Bank of America is raising its minimum wage to $20 an hour early next year in a move that lifts pay for tens of thousands of workers and highlights both its profitable business and the tight U.S. labor market.
BofA, the nation’s second-biggest bank by assets, had planned to boost its base U.S. hourly rate for 22,000 workers from $17 to $20 an hour by 2021. But the company said this week it has decided to increase its baseline pay roughly a year earlier.
“We are saying thank you, and sharing our success with our teammates who serve our clients and communities every day,” Sheri Bronstein, BofA’s chief human resources officer, stated in a news statement.
Since 2010, BofA has increased its minimum age by more than $8 an hour, according to the company, which employed nearly 170,000 people in the U.S. last year.
The company said last week it would pay employees special bonuses for a third consecutive year after tallying record earnings in four of the past five quarters. In October, BofA reported third-quarter revenue of $7.5 billion, and in 2018 earned a record $28.1 billion on revenue of $91.2 billion.
The promise of more pay comes as banks jockey to fill teller and other positions in their branches amid an increasingly competitive labor market. The U.S. unemployment rate in October held near a 50-year low of 3.6%, while more Americans have sought to find work.
Other main street banks have also hiked pay for rank-and-file workers, but none in the top tier other than BofA have committed to $20 an hour as a minimum.

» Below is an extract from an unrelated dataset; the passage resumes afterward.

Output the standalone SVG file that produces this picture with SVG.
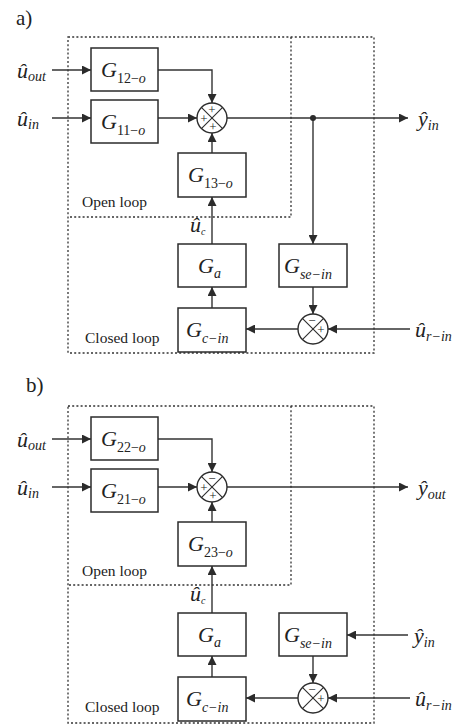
<svg xmlns="http://www.w3.org/2000/svg" width="474" height="724" viewBox="0 0 474 724">
<style>
.box{fill:#fff;stroke:#2b2b2b;stroke-width:1.5}
.ln{fill:none;stroke:#333;stroke-width:1.4}
.dot{fill:none;stroke:#333;stroke-width:1.3;stroke-dasharray:2 2.2}
.sum{fill:#fff;stroke:#2b2b2b;stroke-width:1.4}
.x{stroke:#2b2b2b;stroke-width:1.1}
.t{font-family:"Liberation Serif","Times New Roman",serif;fill:#222}
.g{font-size:22px;font-style:italic}
.s{font-size:14px}
.i{font-style:italic}
.n{font-style:normal}
.sg{font-family:"Liberation Serif",serif;font-size:13px;fill:#222;text-anchor:middle}
.lbl{font-size:15.5px}
.hd{font-size:21px}
</style>
<defs>
<marker id="ar" viewBox="0 0 10 10" refX="10" refY="5" markerWidth="9" markerHeight="9" markerUnits="userSpaceOnUse" orient="auto">
<path d="M0,0 L10,5 L0,10 z" fill="#2b2b2b"/>
</marker>
</defs>

<!-- Panel a -->
<g id="panel-a">
<text class="t hd" x="16" y="25">a)</text>
<g id="a-regions">
<rect class="dot" x="68" y="37" width="306" height="316"/>
<path class="dot" d="M291,37 V217 H68"/>
<text class="t lbl" x="82" y="207">Open loop</text>
<text class="t lbl" x="85" y="343">Closed loop</text>
</g>
<g id="a-connectors">
<line class="ln" x1="52" y1="70" x2="91" y2="70" marker-end="url(#ar)"/>
<line class="ln" x1="52" y1="118" x2="91" y2="118" marker-end="url(#ar)"/>
<path class="ln" d="M158,70 H212 V103" marker-end="url(#ar)"/>
<line class="ln" x1="158" y1="118" x2="197" y2="118" marker-end="url(#ar)"/>
<line class="ln" x1="212" y1="153" x2="212" y2="133" marker-end="url(#ar)"/>
<line class="ln" x1="227" y1="118" x2="408" y2="118" marker-end="url(#ar)"/>
<line class="ln" x1="313" y1="118" x2="313" y2="244" marker-end="url(#ar)"/>
<line class="ln" x1="313" y1="287" x2="313" y2="314" marker-end="url(#ar)"/>
<line class="ln" x1="298" y1="329" x2="246" y2="329" marker-end="url(#ar)"/>
<line class="ln" x1="410" y1="329" x2="328" y2="329" marker-end="url(#ar)"/>
<line class="ln" x1="212" y1="308" x2="212" y2="287" marker-end="url(#ar)"/>
<line class="ln" x1="212" y1="244" x2="212" y2="197" marker-end="url(#ar)"/>
<circle cx="313" cy="118" r="3" fill="#2b2b2b"/>
</g>
<g id="a-in-uout"><text class="t" x="17" y="78"><tspan class="g">û</tspan><tspan class="s i" dy="3">out</tspan></text></g>
<g id="a-in-uin"><text class="t" x="17" y="126"><tspan class="g">û</tspan><tspan class="s i" dy="3">in</tspan></text></g>
<g id="a-out-yin"><text class="t" x="418" y="126"><tspan class="g">ŷ</tspan><tspan class="s i" dy="4">in</tspan></text></g>
<g id="a-in-urin"><text class="t" x="415" y="337"><tspan class="g">û</tspan><tspan class="s i" dy="4">r−in</tspan></text></g>
<g id="a-uc"><text class="t" x="190" y="232"><tspan class="g" font-size="19">û</tspan><tspan class="i" font-size="10" dy="3">c</tspan></text></g>
<g id="a-G12"><rect class="box" x="91" y="48" width="67" height="43"/><text class="t" x="101" y="77"><tspan class="g">G</tspan><tspan class="s n" dy="6">12−</tspan><tspan class="s i">o</tspan></text></g>
<g id="a-G11"><rect class="box" x="91" y="100" width="67" height="43"/><text class="t" x="101" y="129"><tspan class="g">G</tspan><tspan class="s n" dy="6">11−</tspan><tspan class="s i">o</tspan></text></g>
<g id="a-G13"><rect class="box" x="178" y="153" width="68" height="44"/><text class="t" x="188" y="182"><tspan class="g">G</tspan><tspan class="s n" dy="6">13−</tspan><tspan class="s i">o</tspan></text></g>
<g id="a-Ga"><rect class="box" x="178" y="244" width="68" height="43"/><text class="t" x="198" y="273"><tspan class="g">G</tspan><tspan class="s i" dy="5">a</tspan></text></g>
<g id="a-Gc"><rect class="box" x="178" y="308" width="68" height="44"/><text class="t" x="186" y="337"><tspan class="g">G</tspan><tspan class="s i" dy="6">c−in</tspan></text></g>
<g id="a-Gse"><rect class="box" x="279" y="244" width="68" height="43"/><text class="t" x="284" y="273"><tspan class="g">G</tspan><tspan class="s i" dy="6">se−in</tspan></text></g>
<g id="a-sum1">
<circle class="sum" cx="212" cy="118" r="15"/>
<line class="x" x1="201.4" y1="107.4" x2="222.6" y2="128.6"/><line class="x" x1="222.6" y1="107.4" x2="201.4" y2="128.6"/>
<text class="sg" x="212" y="114">+</text><text class="sg" x="204" y="122.5">+</text><text class="sg" x="213" y="131">+</text>
</g>
<g id="a-sum2">
<circle class="sum" cx="313" cy="329" r="15"/>
<line class="x" x1="302.4" y1="318.4" x2="323.6" y2="339.6"/><line class="x" x1="323.6" y1="318.4" x2="302.4" y2="339.6"/>
<text class="sg" x="312" y="325">−</text><text class="sg" x="321" y="334">+</text>
</g>
</g>

<!-- Panel b -->
<g id="panel-b">
<text class="t hd" x="26" y="392">b)</text>
<g id="b-regions">
<rect class="dot" x="68" y="406" width="306" height="317"/>
<path class="dot" d="M291,406 V585 H68"/>
<text class="t lbl" x="82" y="576">Open loop</text>
<text class="t lbl" x="85" y="712">Closed loop</text>
</g>
<g id="b-connectors">
<line class="ln" x1="52" y1="439" x2="91" y2="439" marker-end="url(#ar)"/>
<line class="ln" x1="52" y1="487" x2="91" y2="487" marker-end="url(#ar)"/>
<path class="ln" d="M158,439 H212 V472" marker-end="url(#ar)"/>
<line class="ln" x1="158" y1="487" x2="197" y2="487" marker-end="url(#ar)"/>
<line class="ln" x1="212" y1="522" x2="212" y2="502" marker-end="url(#ar)"/>
<line class="ln" x1="227" y1="487" x2="408" y2="487" marker-end="url(#ar)"/>
<line class="ln" x1="408" y1="635" x2="347" y2="635" marker-end="url(#ar)"/>
<line class="ln" x1="313" y1="656" x2="313" y2="683" marker-end="url(#ar)"/>
<line class="ln" x1="298" y1="698" x2="246" y2="698" marker-end="url(#ar)"/>
<line class="ln" x1="410" y1="698" x2="328" y2="698" marker-end="url(#ar)"/>
<line class="ln" x1="212" y1="677" x2="212" y2="656" marker-end="url(#ar)"/>
<line class="ln" x1="212" y1="613" x2="212" y2="566" marker-end="url(#ar)"/>
</g>
<g id="b-in-uout"><text class="t" x="17" y="447"><tspan class="g">û</tspan><tspan class="s i" dy="3">out</tspan></text></g>
<g id="b-in-uin"><text class="t" x="17" y="495"><tspan class="g">û</tspan><tspan class="s i" dy="3">in</tspan></text></g>
<g id="b-out-yout"><text class="t" x="418" y="495"><tspan class="g">ŷ</tspan><tspan class="s i" dy="4">out</tspan></text></g>
<g id="b-in-yin"><text class="t" x="414" y="643"><tspan class="g">ŷ</tspan><tspan class="s i" dy="4">in</tspan></text></g>
<g id="b-in-urin"><text class="t" x="415" y="706"><tspan class="g">û</tspan><tspan class="s i" dy="4">r−in</tspan></text></g>
<g id="b-uc"><text class="t" x="190" y="601"><tspan class="g" font-size="19">û</tspan><tspan class="i" font-size="10" dy="3">c</tspan></text></g>
<g id="b-G22"><rect class="box" x="91" y="417" width="67" height="43"/><text class="t" x="101" y="446"><tspan class="g">G</tspan><tspan class="s n" dy="6">22−</tspan><tspan class="s i">o</tspan></text></g>
<g id="b-G21"><rect class="box" x="91" y="469" width="67" height="43"/><text class="t" x="101" y="498"><tspan class="g">G</tspan><tspan class="s n" dy="6">21−</tspan><tspan class="s i">o</tspan></text></g>
<g id="b-G23"><rect class="box" x="178" y="522" width="68" height="44"/><text class="t" x="188" y="551"><tspan class="g">G</tspan><tspan class="s n" dy="6">23−</tspan><tspan class="s i">o</tspan></text></g>
<g id="b-Ga"><rect class="box" x="178" y="613" width="68" height="43"/><text class="t" x="198" y="642"><tspan class="g">G</tspan><tspan class="s i" dy="5">a</tspan></text></g>
<g id="b-Gc"><rect class="box" x="178" y="677" width="68" height="44"/><text class="t" x="186" y="706"><tspan class="g">G</tspan><tspan class="s i" dy="6">c−in</tspan></text></g>
<g id="b-Gse"><rect class="box" x="279" y="613" width="68" height="43"/><text class="t" x="284" y="642"><tspan class="g">G</tspan><tspan class="s i" dy="6">se−in</tspan></text></g>
<g id="b-sum1">
<circle class="sum" cx="212" cy="487" r="15"/>
<line class="x" x1="201.4" y1="476.4" x2="222.6" y2="497.6"/><line class="x" x1="222.6" y1="476.4" x2="201.4" y2="497.6"/>
<text class="sg" x="212" y="483">−</text><text class="sg" x="204" y="491.5">+</text><text class="sg" x="213" y="500">+</text>
</g>
<g id="b-sum2">
<circle class="sum" cx="313" cy="698" r="15"/>
<line class="x" x1="302.4" y1="687.4" x2="323.6" y2="708.6"/><line class="x" x1="323.6" y1="687.4" x2="302.4" y2="708.6"/>
<text class="sg" x="312" y="694">−</text><text class="sg" x="321" y="703">+</text>
</g>
</g>
</svg>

Citigroup raised its minimum wage to $15 an hour in June after U.S. Representative Maxine Waters of California, chair of the House Financial Services Committee, called on the nation’s third-biggest bank to commit to increasing its minimum pay to $20 an hour.

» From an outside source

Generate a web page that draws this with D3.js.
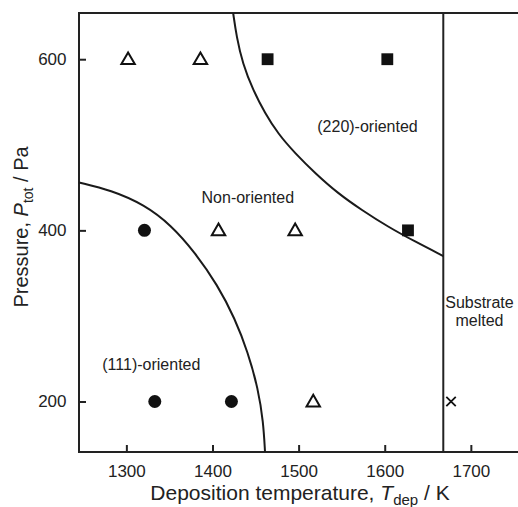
<!DOCTYPE html>
<html>
<head>
<meta charset="utf-8">
<script src="https://cdn.jsdelivr.net/npm/d3@7"></script>
<style>
  body { margin: 0; background: #fff; }
  text { font-family: "Liberation Sans", Arial, sans-serif; fill: #222; }
</style>
</head>
<body>
<svg id="chart" width="518" height="507"></svg>
<script>
// Data
var xTicks = [1300, 1400, 1500, 1600, 1700];
var yTicks = [200, 400, 600];

var nonOriented = [[1302, 600], [1386, 600], [1407, 400], [1496, 400], [1517, 200]];
var oriented220 = [[1464, 600], [1603, 600], [1627, 400]];
var oriented111 = [[1321, 400], [1333, 200], [1422, 200]];
var meltedPts = [[1677, 200]];
var meltT = 1668;

// boundaries, [T, P]
var border111 = [[1245, 456], [1282, 447], [1321, 430], [1352, 406], [1379, 375],
                 [1406, 336], [1426, 297], [1441, 258], [1453, 215], [1459, 176], [1461, 141]];
var border220 = [[1424, 654], [1428, 626], [1435, 595], [1447, 564], [1461, 537],
                 [1476, 513], [1496, 490], [1519, 467], [1546, 443], [1573, 424],
                 [1604, 404], [1635, 387], [1668, 370]];

var regionText = ["Non-oriented", "(220)-oriented", "(111)-oriented", "Substrate", "melted"];
var regionT = [1441, 1580, 1329, 1710, 1710];
var regionP = [439, 521, 243, 316, 295];

// Sizing
var svg = d3.select('#chart');
var plotLeft = 79, plotTop = 13, plotBottom = 452;

var x = d3.scaleLinear().domain([1245, 1760]).range([plotLeft, plotLeft + 515 * 0.8612]);
var y = d3.scaleLinear().domain([141, 654]).range([plotBottom, plotTop]);

svg.append('rect').attr('width', 518).attr('height', 507).attr('fill', '#fff');

// Axes
var xAxis = svg.append('g')
  .attr('transform', 'translate(0,' + plotBottom + ')')
  .call(d3.axisBottom(x).tickValues(xTicks).tickFormat(d3.format('d'))
    .tickSizeInner(-7).tickSizeOuter(0).tickPadding(12.5));
var yAxis = svg.append('g')
  .attr('transform', 'translate(' + plotLeft + ',0)')
  .call(d3.axisLeft(y).tickValues(yTicks).tickFormat(d3.format('d'))
    .tickSizeInner(-7).tickSizeOuter(0).tickPadding(12.5));

[xAxis, yAxis].forEach(function(g) {
  g.select('.domain').remove();
  g.selectAll('line').attr('stroke', '#222').attr('stroke-width', 2);
  g.selectAll('text').attr('font-size', 17).attr('fill', '#222')
    .style('font-family', '"Liberation Sans", Arial, sans-serif');
});

// Frame
svg.append('rect')
  .attr('x', x.range()[0]).attr('y', plotTop)
  .attr('width', x.range()[1] - x.range()[0]).attr('height', plotBottom - plotTop)
  .attr('fill', 'none').attr('stroke', '#222').attr('stroke-width', 2);

// Melting line
svg.append('line')
  .attr('x1', x(meltT)).attr('x2', x(meltT))
  .attr('y1', plotTop).attr('y2', plotBottom)
  .attr('stroke', '#222').attr('stroke-width', 2);

// Boundaries
var line = d3.line()
  .x(function(d) { return x(d[0]); })
  .y(function(d) { return y(d[1]); })
  .curve(d3.curveBasis);

[border111, border220].forEach(function(b) {
  svg.append('path').attr('d', line(b))
    .attr('fill', 'none').attr('stroke', '#1a1a1a').attr('stroke-width', 2);
});

// Markers
svg.selectAll('.tri').data(nonOriented).enter().append('path')
  .attr('transform', function(d) { return 'translate(' + x(d[0]) + ',' + (y(d[1]) + 1) + ')'; })
  .attr('d', d3.symbol().type(d3.symbolTriangle).size(78))
  .attr('fill', '#fff').attr('stroke', '#111').attr('stroke-width', 2);

svg.selectAll('.sq').data(oriented220).enter().append('path')
  .attr('transform', function(d) { return 'translate(' + x(d[0]) + ',' + y(d[1]) + ')'; })
  .attr('d', d3.symbol().type(d3.symbolSquare).size(140))
  .attr('fill', '#111');

svg.selectAll('.dot').data(oriented111).enter().append('circle')
  .attr('cx', function(d) { return x(d[0]); })
  .attr('cy', function(d) { return y(d[1]); })
  .attr('r', 6.5).attr('fill', '#111');

svg.selectAll('.cross').data(meltedPts).enter().append('path')
  .attr('transform', function(d) { return 'translate(' + x(d[0]) + ',' + y(d[1]) + ')'; })
  .attr('d', d3.symbol().type(d3.symbolTimes).size(60))
  .attr('fill', 'none').attr('stroke', '#111').attr('stroke-width', 1.8);

// Region labels
regionText.forEach(function(t, i) {
  svg.append('text')
    .attr('x', x(regionT[i])).attr('y', y(regionP[i]))
    .attr('dy', '0.35em').attr('text-anchor', 'middle')
    .attr('font-size', 16).attr('fill', '#333')
    .text(t);
});

// Axis titles
var xt = svg.append('text')
  .attr('x', 300).attr('y', 500)
  .attr('text-anchor', 'middle').attr('font-size', 21);
xt.append('tspan').text('Deposition temperature, ');
xt.append('tspan').attr('font-style', 'italic').text('T');
xt.append('tspan').attr('font-size', 15).attr('dy', 5).text('dep');
xt.append('tspan').attr('dy', -5).text(' / K');

var yt = svg.append('text')
  .attr('transform', 'translate(28,227) rotate(-90)')
  .attr('text-anchor', 'middle').attr('font-size', 20);
yt.append('tspan').text('Pressure, ');
yt.append('tspan').attr('font-style', 'italic').text('P');
yt.append('tspan').attr('font-size', 14).attr('dy', 5).text('tot');
yt.append('tspan').attr('dy', -5).text(' / Pa');
</script>
</body>
</html>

The country’s largest bank, JPMorgan Chase, raised its minimum wage to a range of $16.50 to $18 an hour for 18,000 employees, depending on the local cost of living, and Wells Fargo hiked its minimum wage to $15 an hour.
The wages of low-paid bank workers had JPMorgan CEO Jamie Dimon on the defensive in recent months, with the executive grilled at a congressional hearing on how a minimum-wage employee at JPMorgan in California could cover basic expenses.
Retailing and fast-food giants including Amazon, Walmart and McDonald’s have also hiked hourly pay in a bid to attract and retain qualified workers. The companies have also faced public pressure from the “Fight for $15” movement and from politicians including Bernie Sanders, Elizabeth Warren and other Democratic presidential candidates.
An analysis by the Institute for Policy Studies, a left-leaning think tank, found that if the minimum wage had grown at the same pace as Wall Street bonuses, fast-food workers and other low-wage workers would earn a baseline wage of $33.51 an hour.
BofA CEO Brian Moynihan’s 2018 compensation was 247 times more than the total pay of the bank’s median employee, according to the company’s annual proxy filing. Moynihan, CEO since 2010, received total compensation of $22.8 million last year, which includes stock awards and health insurance benefits. That compared with $92,040 for the median employee, according to the filing.